Lluís Bassets
Estamos en un mundo cambiante, pero hay cosas que nunca cambian. No hay reunión europea sin pelea. No hay acuerdo europeo en la cumbre, como sucedió la pasada semana, sin previo acuerdo entre alemanes y franceses. Tampoco hay acuerdo franco-alemán sin un malestar enorme entre todos los otros socios, sean la ristra inacabable de esa Europa de 27 socios actual o los Seis originales del Tratado de Roma: nadie quiere que un directorio de países sea el que lleve las riendas en vez de la Comisión Europea. Ni siquiera hay unión de los europeos, en lo que la memoria nos alcanza, sin una perpetua crisis que parece más combustible que obstáculo. Y no hay crisis que no termine resolviéndose con un complicado pasteleo que hace más intrincado e intransitable el laberinto de las instituciones y de las leyes.
Este es un funcionamiento fatigante, que desgasta a las opiniones públicas y alimenta los sentimientos antipolíticos, ya de por sí suficientemente excitados por la crisis económica. Recordemos que cada elección europea recorta un poco más la participación, cada reforma de los tratados suscita mayores complicaciones y cada reunión o cumbre abre un poco más la distancia entre gobernantes y gobernados. No es extraño por tanto que a los gobiernos europeos se les erice el cabello ante la eventualidad de una nueva reforma del Tratado de Lisboa cuando no se ha cumplido un año de su entrada en vigor para poder encajar la creación del fondo de rescate financiero del euro.
Lisboa ha ocupado a los europeos casi la entera década, pues no hay que olvidar que a mitad del camino se halla la descarrilada Constitución Europea, de la que este Tratado es la versión aligerada. Su aprobación, llena de obstáculos hasta el último minuto, condujo a pensar que habría al menos 15 o 20 años de tregua reformista. Aunque el diseño de la Unión Europea pudiera quedar corto para las necesidades del nuevo mundo globalizado y escorado hacia Asia, a nadie se le podían ocurrir nuevas reformas que nos complicaran la vida de nuevo a todos los europeos. Íbamos a trabajar a ?tratado constante?, según feliz expresión de Javier Solana.
Hasta que llegó la crisis financiera y se planteó la necesidad de convertir en permanente e institucionalizar el fondo europeo de rescate de 450.000 millones de euros. Alemania adujo inmediatamente la jurisprudencia de su Tribunal Constitucional para exigir una nueva reforma del tratado, cosa que levantó todos los temores del resto de socios, e incluso las peores suspicacias. Vista la experiencia reciente, muchos han querido interpretar cualquier propuesta de nueva reforma como una apuesta por la paralización de la UE. Por el pacto entre París y Berlín, los alemanes renuncian a las sanciones automáticas a quienes superen el 3 por ciento del déficit público establecido por el plan de estabilidad financiera, mientras que los franceses acceden a que se reforme el tratado como exige el Constitucional alemán.
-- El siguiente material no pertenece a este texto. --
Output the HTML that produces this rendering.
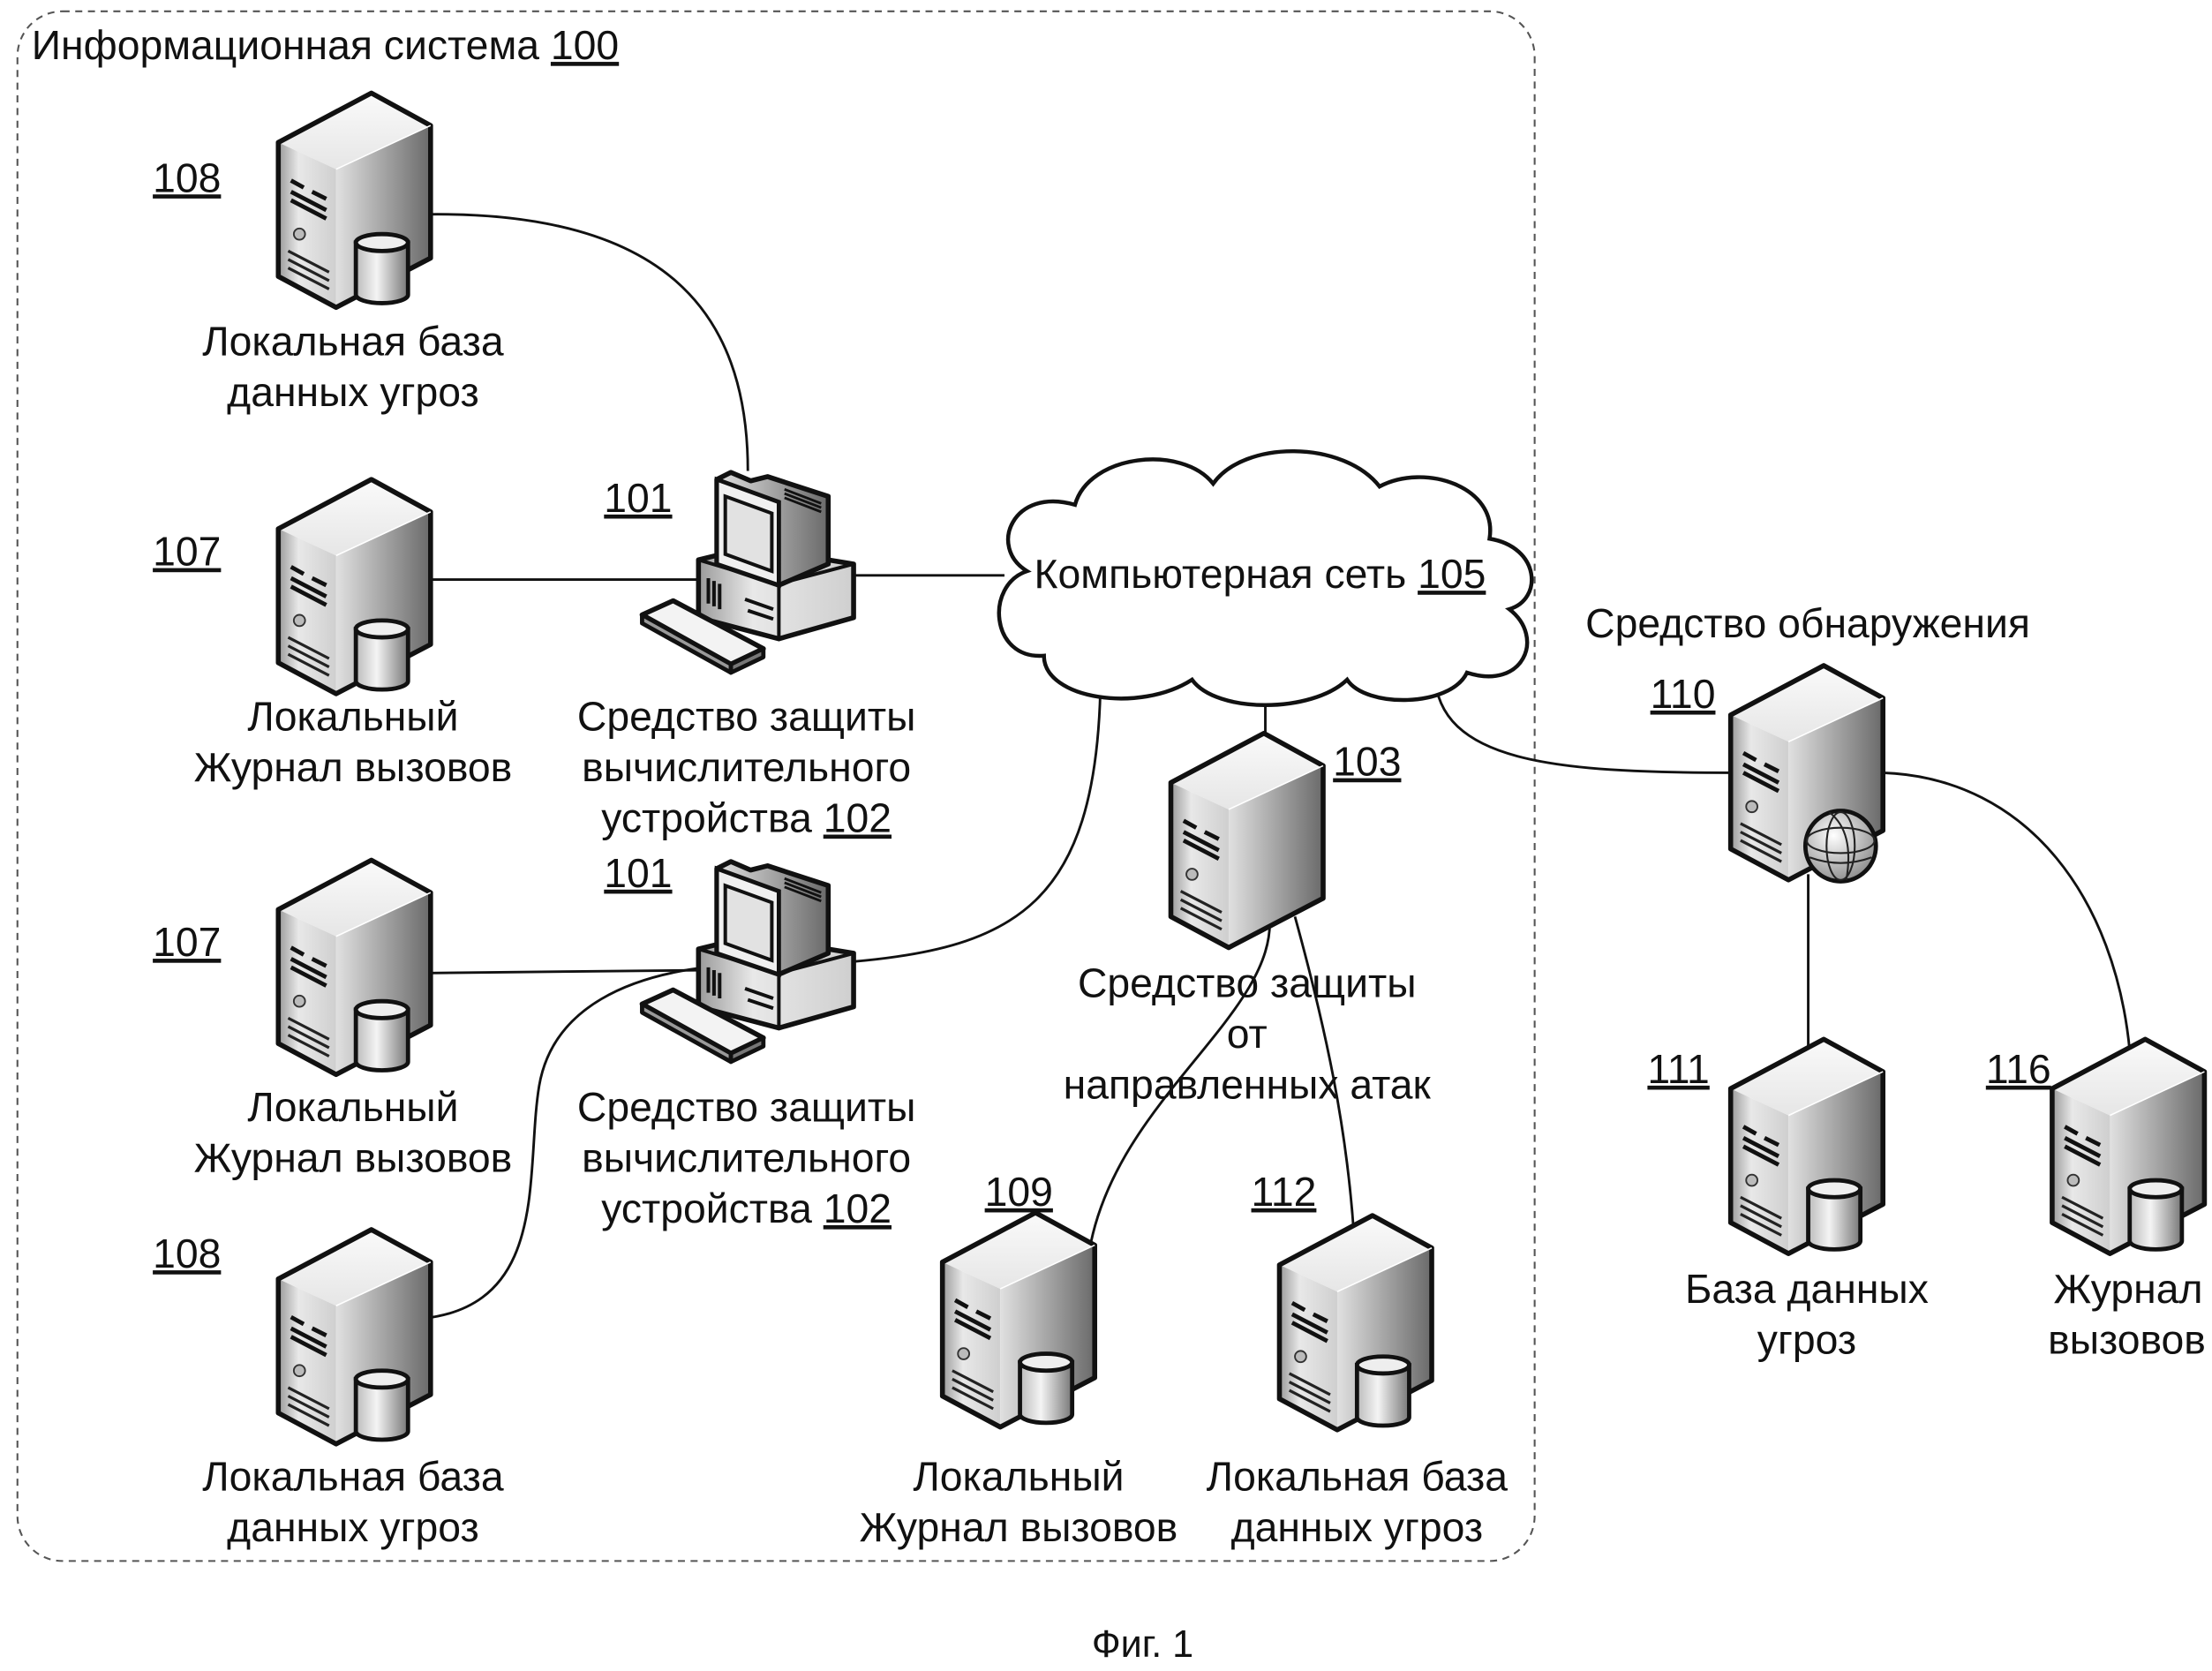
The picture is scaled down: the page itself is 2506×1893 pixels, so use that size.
<!DOCTYPE html>
<html><head><meta charset="utf-8"><style>
html,body{margin:0;padding:0;background:#fff}
svg{display:block}
text{font-family:"Liberation Sans","Noto Sans CJK SC",sans-serif;font-size:29px;fill:#111}
.u{text-decoration:underline}
</style></head><body>
<svg width="2506" height="1893" viewBox="0 0 1568 1185" xmlns="http://www.w3.org/2000/svg">
<defs>
<linearGradient id="gf" x1="0" y1="0" x2="1" y2="0"><stop offset="0" stop-color="#9a9a9a"/><stop offset="0.35" stop-color="#e8e8e8"/><stop offset="1" stop-color="#cfcfcf"/></linearGradient>
<linearGradient id="gr" x1="0" y1="0" x2="1" y2="0"><stop offset="0" stop-color="#e0e0e0"/><stop offset="1" stop-color="#6a6a6a"/></linearGradient>
<linearGradient id="gt" x1="0" y1="0" x2="0" y2="1"><stop offset="0" stop-color="#fafafa"/><stop offset="1" stop-color="#e6e6e6"/></linearGradient>
<linearGradient id="gc" x1="0" y1="0" x2="1" y2="0"><stop offset="0" stop-color="#bbb"/><stop offset="0.4" stop-color="#f4f4f4"/><stop offset="1" stop-color="#777"/></linearGradient>
<radialGradient id="gg" cx="0.4" cy="0.35" r="0.7"><stop offset="0" stop-color="#fff"/><stop offset="1" stop-color="#8a8a8a"/></radialGradient>
<g id="srv">
<polygon points="0,35 66,0 108,23 41,54" fill="url(#gt)"/>
<polygon points="0,35 41,54 41,152 0,130" fill="url(#gf)"/>
<polygon points="41,54 108,23 108,117 41,152" fill="url(#gr)"/>
<polygon points="0,35 66,0 108,23 108,117 41,152 0,130" fill="none" stroke="#111" stroke-width="3.5" stroke-linejoin="round"/>
<line x1="41" y1="54" x2="108" y2="23" stroke="#fff" stroke-width="1"/>
<path d="M9,62 L18,67 M24,70 L34,75 M9,70 L34,83 M9,76 L34,89" stroke="#111" stroke-width="3"/>
<circle cx="15" cy="100" r="4" fill="#bbb" stroke="#333" stroke-width="1.2"/>
<path d="M7,112 L36,127 M7,118 L36,133 M7,124 L36,139" stroke="#222" stroke-width="2"/>
</g>
<g id="cyl">
<path d="M55,106 L55,143 A18.5,6 0 0 0 92,143 L92,106 Z" fill="url(#gc)" stroke="#111" stroke-width="3"/>
<ellipse cx="73.5" cy="106" rx="18.5" ry="6" fill="#eee" stroke="#111" stroke-width="3"/>
</g>
<g id="sdb"><use href="#srv"/><use href="#cyl"/></g>
<g id="pc">
<polygon points="43,67 80,58 153,70 153,108 100,123 43,108" fill="url(#gf)" stroke="#111" stroke-width="3.5" stroke-linejoin="round"/>
<polyline points="43,67 100,84 153,70" fill="none" stroke="#111" stroke-width="2.5"/>
<line x1="100" y1="84" x2="100" y2="123" stroke="#111" stroke-width="2.5"/>
<path d="M50,80 L50,98 M54,82 L54,100 M58,84 L58,102 M76,95 L96,102 M78,103 L96,109" stroke="#111" stroke-width="2.5"/>
<polygon points="56,10 66,5 80,11 92,8 135,22 135,70 100,85 56,70" fill="url(#gr)" stroke="#111" stroke-width="3.5" stroke-linejoin="round"/>
<polygon points="56,10 100,26 100,85 56,70" fill="#f0f0f0" stroke="#111" stroke-width="3"/>
<polygon points="62,22 95,34 95,75 62,63" fill="#e2e2e2" stroke="#111" stroke-width="2.5"/>
<path d="M104,17 L130,27 M104,20 L130,30 M104,23 L130,33" stroke="#111" stroke-width="1.8"/>
<polygon points="3,106 25,96 89,130 66,141" fill="#f3f3f3" stroke="#111" stroke-width="3.5" stroke-linejoin="round"/>
<polygon points="3,106 66,141 66,147 3,112" fill="#999" stroke="#111" stroke-width="3" stroke-linejoin="round"/>
<polygon points="66,141 89,130 89,136 66,147" fill="#777" stroke="#111" stroke-width="3" stroke-linejoin="round"/>
</g>
</defs>

<rect x="12" y="8" width="1076" height="1099" rx="32" fill="none" stroke="#555" stroke-width="1.3" stroke-dasharray="5,4"/>

<g fill="none" stroke="#111" stroke-width="1.8">
<path d="M303,152 C470,150 530,220 530,334"/>
<line x1="305" y1="411" x2="500" y2="411"/>
<line x1="604" y1="408" x2="712" y2="408"/>
<path d="M780,490 C776,640 720,672 604,682"/>
<line x1="305" y1="690" x2="500" y2="688"/>
<path d="M300,935 C390,925 372,830 382,770 C392,712 450,692 500,686"/>
<line x1="897" y1="496" x2="897" y2="522"/>
<path d="M900,650 C905,720 790,780 772,888"/>
<path d="M918,650 C940,730 955,800 960,878"/>
<path d="M1017,478 C1020,540 1100,548 1228,548"/>
<line x1="1282" y1="620" x2="1282" y2="742"/>
<path d="M1335,548 C1440,552 1500,640 1510,745"/>
</g>

<path d="M740,465 C702,468 698,415 728,405 C700,388 718,345 762,358 C772,322 838,315 860,343 C882,312 952,312 978,345 C1010,328 1062,345 1056,382 C1092,388 1094,425 1070,432 C1096,452 1080,490 1040,477 C1028,502 968,502 955,482 C930,506 862,506 845,482 C808,506 740,496 740,465 Z" fill="#fff" stroke="#111" stroke-width="2.8"/>

<use href="#sdb" x="197" y="66"/>
<use href="#sdb" x="197" y="340"/>
<use href="#sdb" x="197" y="610"/>
<use href="#sdb" x="197" y="872"/>
<use href="#srv" x="830" y="520"/>
<use href="#srv" x="1227" y="472"/>
<g transform="translate(1305,600)">
<circle r="25" fill="url(#gg)" stroke="#111" stroke-width="3"/>
<g fill="none" stroke="#222" stroke-width="1.3">
<ellipse rx="10" ry="24"/><ellipse rx="24" ry="9" cy="-4"/><path d="M-22,8 Q0,16 22,8"/><path d="M-8,-24 Q10,-10 4,24"/>
</g></g>
<use href="#sdb" x="1227" y="737"/>
<use href="#sdb" x="1455" y="737"/>
<use href="#sdb" x="668" y="860"/>
<use href="#sdb" x="907" y="862"/>

<use href="#pc" x="452" y="330"/>
<use href="#pc" x="452" y="606"/>

<text x="22" y="42">Информационная система <tspan class="u">100</tspan></text>
<text x="108" y="136" class="u">108</text>
<text x="108" y="401" class="u">107</text>
<text x="108" y="678" class="u">107</text>
<text x="108" y="899" class="u">108</text>
<text x="428" y="363" class="u">101</text>
<text x="428" y="629" class="u">101</text>
<g text-anchor="middle">
<text x="250" y="252">Локальная база</text><text x="250" y="288">данных угроз</text>
<text x="250" y="518">Локальный</text><text x="250" y="554">Журнал вызовов</text>
<text x="250" y="795">Локальный</text><text x="250" y="831">Журнал вызовов</text>
<text x="250" y="1057">Локальная база</text><text x="250" y="1093">данных угроз</text>
<text x="529" y="518">Средство защиты</text><text x="529" y="554">вычислительного</text><text x="529" y="590">устройства <tspan class="u">102</tspan></text>
<text x="529" y="795">Средство защиты</text><text x="529" y="831">вычислительного</text><text x="529" y="867">устройства <tspan class="u">102</tspan></text>
<text x="884" y="707">Средство защиты</text><text x="884" y="743">от</text><text x="884" y="779">направленных атак</text>
<text x="722" y="1057">Локальный</text><text x="722" y="1093">Журнал вызовов</text>
<text x="962" y="1057">Локальная база</text><text x="962" y="1093">данных угроз</text>
<text x="1281" y="924">База данных</text><text x="1281" y="960">угроз</text>
<text x="810" y="1175" style="font-size:27px">Фиг. 1</text>
</g>
<text x="733" y="417">Компьютерная сеть <tspan class="u">105</tspan></text>
<text x="1124" y="452">Средство обнаружения</text>
<text x="1170" y="502" class="u">110</text>
<text x="945" y="550" class="u">103</text>
<text x="698" y="855" class="u">109</text>
<text x="887" y="855" class="u">112</text>
<text x="1168" y="768" class="u">111</text>
<text x="1408" y="768" class="u">116</text>
<text x="1456" y="924">Журнал</text>
<text x="1452" y="960">вызовов</text>
</svg>
</body></html>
Se ha dicho muchas veces que Europa se ha hecho de crisis en crisis. Pero la actual es muy especial, porque coincide con otra crisis, ésta económica, considerada la mayor desde los años 30, antes del Tratado de Roma. Además de ser, por tanto, la mayor crisis económica de la UE, es también una crisis del euro, que no es tan sólo la moneda única sino el cemento político que une a 16 de los 27 socios. Pero siendo una crisis mucho mayor, nuevamente ha sido el combustible que ha obligado a los 27 a realizar este año los pasos que no habían hecho en la última década para dotar al euro de un gobierno económico y de unos mecanismos e instituciones para la vigilancia presupuestaria y el mantenimiento de la estabilidad monetaria.
En pocas ocasiones como ahora Europa se ha encontrado ante un déficit de liderazgos y de dirección política. Los grandes partidos se hallan todos en dificultades e incluso decrecidos en fuerza parlamentaria, mientras ascienden fuerzas populistas y xenófobas y se fragmenta el espacio político. En casi todos los países avanzan la desafección y la antipolítica, en muchos casos a caballo de poderes mediáticos que saben explotar las más bajas pasiones. En mitad de este panorama desolador, que hermana a Europa con Estados Unidos, los europeos estamos realizando ahora, a pesar de todo, pasos importantes hacia una unión más estrecha en el capítulo de la política económica. Si estos pasos no estuvieran acompañados del éxito y el euro no consiguiera salir del agujero, podemos prepararnos los europeos porque entonces la crisis no actuará como el combustible que nos propulsa sino el líquido en el que nos ahogamos.